Can this continue? Consumerization of IT is a powerful secular trend that has shifted the purchasing decision from CIOs to line of business owners, because new solutions, these point solutions offer important differentiation to the line of business owners.
As long as this differentiation is substantial, we will continue to see fragmentation. A marketer who uses a best in class marketing automation solution to attain their lead and meeting numbers is not going to give up that piece of software without a fight.  
But, this expanding constellation of point solutions does present some problems. First, billing. How does an organization understand exactly how much of the spending on software and so much of the purchasing decision is fragmented? Second, integrations across a thousand different pieces of software will be an enormous challenge. APIs certainly solve some of these data movement challenges, but they will not eliminate all friction. Third, how you train a team on so many different pieces of software? How do you ramp up new employees? Fourth, when something goes wrong who do you call? You have a thousand phone numbers to choose from.  
The advantages of point solutions have to outweigh those costs. Over the last 10 years, the first decade of SaaS, startups have brought distribution, design, technology advantages and even have created new categories. Those startups who have sustainable competitive advantage will continue to thrive.  
But, we are starting to see some categories with large numbers of entrant, where suddenly price is the diffentiator, because the category has been established and there very few barriers to entry. The recent boom in venture capital investment certainly intensifies competition with lots of new businesses chasing the same dollar.  

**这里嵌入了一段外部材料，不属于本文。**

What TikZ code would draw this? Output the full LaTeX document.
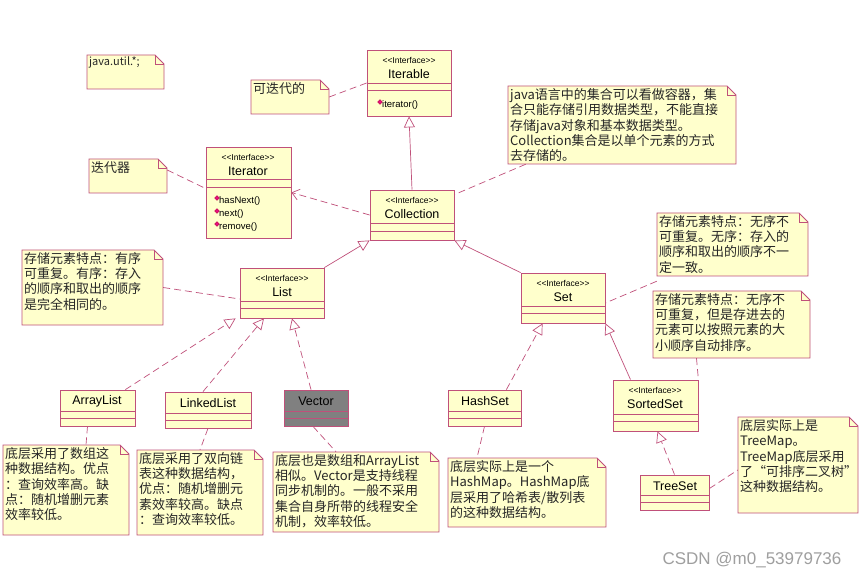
\documentclass[tikz,border=0pt]{standalone}
\usepackage{fontspec}
\setmainfont{Liberation Sans}
\newfontfamily\cjk{Noto Sans CJK SC}
\usetikzlibrary{arrows.meta,shapes.geometric}
\definecolor{bord}{HTML}{C0507A}
\definecolor{paper}{HTML}{FFFFCC}
\tikzset{x=1pt,y=-1pt,
 boxline/.style={draw=bord,line width=0.8pt},
 notetxt/.style={anchor=north west,inner sep=2pt,align=left,font=\cjk\fontsize{13}{15.4}\selectfont,text=black!85},
 gen/.style={draw=bord,line width=0.7pt,-{Triangle[open,length=11pt,width=11pt,fill=white]}},
 impl/.style={gen,dash pattern=on 7pt off 4pt},
 link/.style={draw=bord,line width=0.7pt,dash pattern=on 7pt off 4pt},
 dep/.style={link,-{Straight Barb[length=7pt,width=11pt]}},
 stereo/.style={font=\fontsize{8.5}{9}\selectfont,inner sep=0},
 cname/.style={font=\fontsize{12.5}{13}\selectfont,inner sep=0},
 meth/.style={font=\fontsize{9.5}{10}\selectfont,inner sep=0,anchor=west},
 mdot/.style={diamond,fill=magenta!80!purple,draw=purple,inner sep=0,minimum size=5pt,line width=0.3pt}}
\newcommand\notebox[6]{%
 \path[boxline,fill=paper] (#2,#3) -- ({#4-9},#3) -- (#4,{#3+9}) -- (#4,#5) -- (#2,#5) -- cycle;
 \draw[boxline] ({#4-9},#3) -- ({#4-9},{#3+9}) -- (#4,{#3+9});
 \node[inner sep=0,minimum width={(#4-#2)*1pt},minimum height={(#5-#3)*1pt}] (#1) at ({(#2+#4)/2},{(#3+#5)/2}) {};
 \node[notetxt] at (#2,#3) {#6};}
\newcommand\classbox[8]{%
 \node[boxline,fill=#8,inner sep=0,minimum width={(#4-#2)*1pt},minimum height={(#5-#3)*1pt}] (#1) at ({(#2+#4)/2},{(#3+#5)/2}) {};
 \draw[boxline] (#2,#6) -- (#4,#6) (#2,#7) -- (#4,#7);}
\begin{document}
\begin{tikzpicture}
\useasboundingbox[fill=white] (0,0) rectangle (868,580);
% notes
\notebox{njava}{87}{55}{164}{89}{\fontsize{11}{12}\selectfont java.util.*;}
\notebox{niterable}{251}{80}{329}{114}{可迭代的}
\notebox{niterator}{89}{159}{167}{193}{迭代器}
\notebox{ncoll}{508}{86}{736}{164}{java语言中的集合可以看做容器，集\\合只能存储引用数据类型，不能直接\\存储java对象和基本数据类型。\\Collection集合是以单个元素的方式\\去存储的。}
\notebox{nlist}{22}{250}{163}{325}{存储元素特点：有序\\可重复。有序：存入\\的顺序和取出的顺序\\是完全相同的。}
\notebox{nset}{657}{213}{808}{276}{存储元素特点：无序不\\可重复。无序：存入的\\顺序和取出的顺序不一\\定一致。}
\notebox{nsorted}{653}{291}{810}{358}{存储元素特点：无序不\\可重复，但是存进去的\\元素可以按照元素的大\\小顺序自动排序。}
\notebox{narray}{3}{445}{129}{535}{底层采用了数组这\\种数据结构。优点\\：查询效率高。缺\\点：随机增删元素\\效率较低。}
\notebox{nlinked}{137}{450}{263}{535}{底层采用了双向链\\表这种数据结构，\\优点：随机增删元\\素效率较高。缺点\\：查询效率较低。}
\notebox{nvector}{273}{452}{439}{532}{底层也是数组和ArrayList\\相似。Vector是支持线程\\同步机制的。一般不采用\\集合自身所带的线程安全\\机制，效率较低。}
\notebox{nhash}{448}{458}{606}{527}{底层实际上是一个\\HashMap。HashMap底\\层采用了哈希表/散列表\\的这种数据结构。}
\notebox{ntree}{738}{417}{858}{513}{底层实际上是\\TreeMap。\\TreeMap底层采用\\了“可排序二叉树”\\这种数据结构。}
% classes
\classbox{iterable}{367}{50}{451}{116}{83}{90}{paper}
\node[stereo] at (409,60) {<{}<Interface>{}>};
\node[cname] at (409,74) {Iterable};
\node[mdot] at (380,102) {}; \node[meth] at (382,105) {iterator()};
\classbox{iterator}{206}{147}{291}{238}{179}{187}{paper}
\node[stereo] at (248,157) {<{}<Interface>{}>};
\node[cname] at (248,171) {Iterator};
\node[mdot] at (217,198) {}; \node[meth] at (219,201) {hasNext()};
\node[mdot] at (217,211) {}; \node[meth] at (219,214) {next()};
\node[mdot] at (217,224) {}; \node[meth] at (219,227) {remove()};
\classbox{coll}{370}{190}{454}{240}{223}{231}{paper}
\node[stereo] at (412,200) {<{}<Interface>{}>};
\node[cname] at (412,214) {Collection};
\classbox{list}{240}{268}{324}{318}{301}{308}{paper}
\node[stereo] at (282,278) {<{}<Interface>{}>};
\node[cname] at (282,292) {List};
\classbox{set}{521}{273}{605}{323}{306}{313}{paper}
\node[stereo] at (563,283) {<{}<Interface>{}>};
\node[cname] at (563,297) {Set};
\classbox{arraylist}{60}{390}{135}{426}{411}{418}{paper}
\node[cname] at (97,401) {ArrayList};
\classbox{linkedlist}{165}{392}{251}{428}{413}{420}{paper}
\node[cname] at (208,403) {LinkedList};
\classbox{vector}{284}{390}{348}{426}{411}{418}{gray}
\node[cname] at (316,401) {Vector};
\classbox{hashset}{448}{390}{521}{426}{411}{418}{paper}
\node[cname] at (485,401) {HashSet};
\classbox{sortedset}{613}{380}{698}{431}{414}{421}{paper}
\node[stereo] at (655,390) {<{}<Interface>{}>};
\node[cname] at (655,404) {SortedSet};
\classbox{treeset}{640}{475}{709}{510}{495}{502}{paper}
\node[cname] at (675,486) {TreeSet};
% connectors
\draw[gen] (coll.north) -- (iterable.south);
\draw[gen] (list.north east) -- (coll.south west);
\draw[gen] (set.north west) -- (coll.south east);
\draw[gen] (sortedset.north) ++(-25,0) coordinate (so) (so) -- (set.south east);
\draw[dep] (coll.west) -- (iterator.east);
\draw[impl] ([xshift=-10pt]arraylist.north east) -- ([xshift=-4pt]list.south west);
\draw[impl] ([xshift=-5pt]linkedlist.north) -- ([xshift=-18pt]list.south);
\draw[impl] ([xshift=-5pt]vector.north) -- ([xshift=10pt]list.south);
\draw[impl] ([xshift=-15pt]hashset.north east) -- ([xshift=22pt]set.south west);
\draw[impl] (treeset.north) -- ([xshift=2pt]sortedset.south);
\draw[link] (niterable.east) -- (iterable.west);
\draw[link] ([yshift=6pt]niterator.east) -- ([yshift=4pt]iterator.west);
\draw[link] (ncoll.south west) ++(18,0) coordinate (cc) (cc) -- ([yshift=-5pt]coll.north east);
\draw[link] (nlist.east) -- ([yshift=-6pt]list.west);
\draw[link] ([yshift=-5pt]nset.south west) -- ([yshift=-5pt]set.east);
\draw[link] (nsorted.south) ++(-35,0) coordinate (ss) (ss) -- (sortedset.north east);
\draw[link] ([xshift=-10pt]arraylist.south) -- ([xshift=20pt]narray.north);
\draw[link] ([xshift=0pt]linkedlist.south) -- ([xshift=0pt]nlinked.north);
\draw[link] ([xshift=-3pt]vector.south) -- ([xshift=-20pt]nvector.north);
\draw[link] (hashset.south) -- ([xshift=-50pt]nhash.north);
\draw[link] ([yshift=4pt]treeset.east) -- ([yshift=-5pt]ntree.west);
\node[font=\fontsize{17}{18}\selectfont,text=gray!75] (wm) at (752,560) {CSDN @m0\_53979736};
\end{tikzpicture}
\end{document}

These are the spaces where we will see suites develop, where commodification is inexorable. If you are competing on price, at some point you will bottom, the price you cannot undercut. At that point, the business will begin to compete on service rather than product, customer acquisition, technology, category creation etc. And whoever has the bigger balance sheet balance sheet will win.  
Businesses can unlock a lot of value in bundling the collection of commodity products. They sell an integrated suite to a customer offering them a single purchasing process, a single customer support experience, and a “seamless” product. Without sufficient product differentiation in the market, this is a powerful way to change the buyer’s key purchasing criteria.  
This year, we’ve seen more than 30 $1B software acquisitions. We will see more, and bigger companies will begin to bundle software into their offerings creating suites in SaaS. In categories with little technology or other differentiation, that may very well be the winning strategy. Meanwhile, successful startups will continue to do what they always have: develop sustainable competitive advantages through technology, speed of execution, and distribution innovations.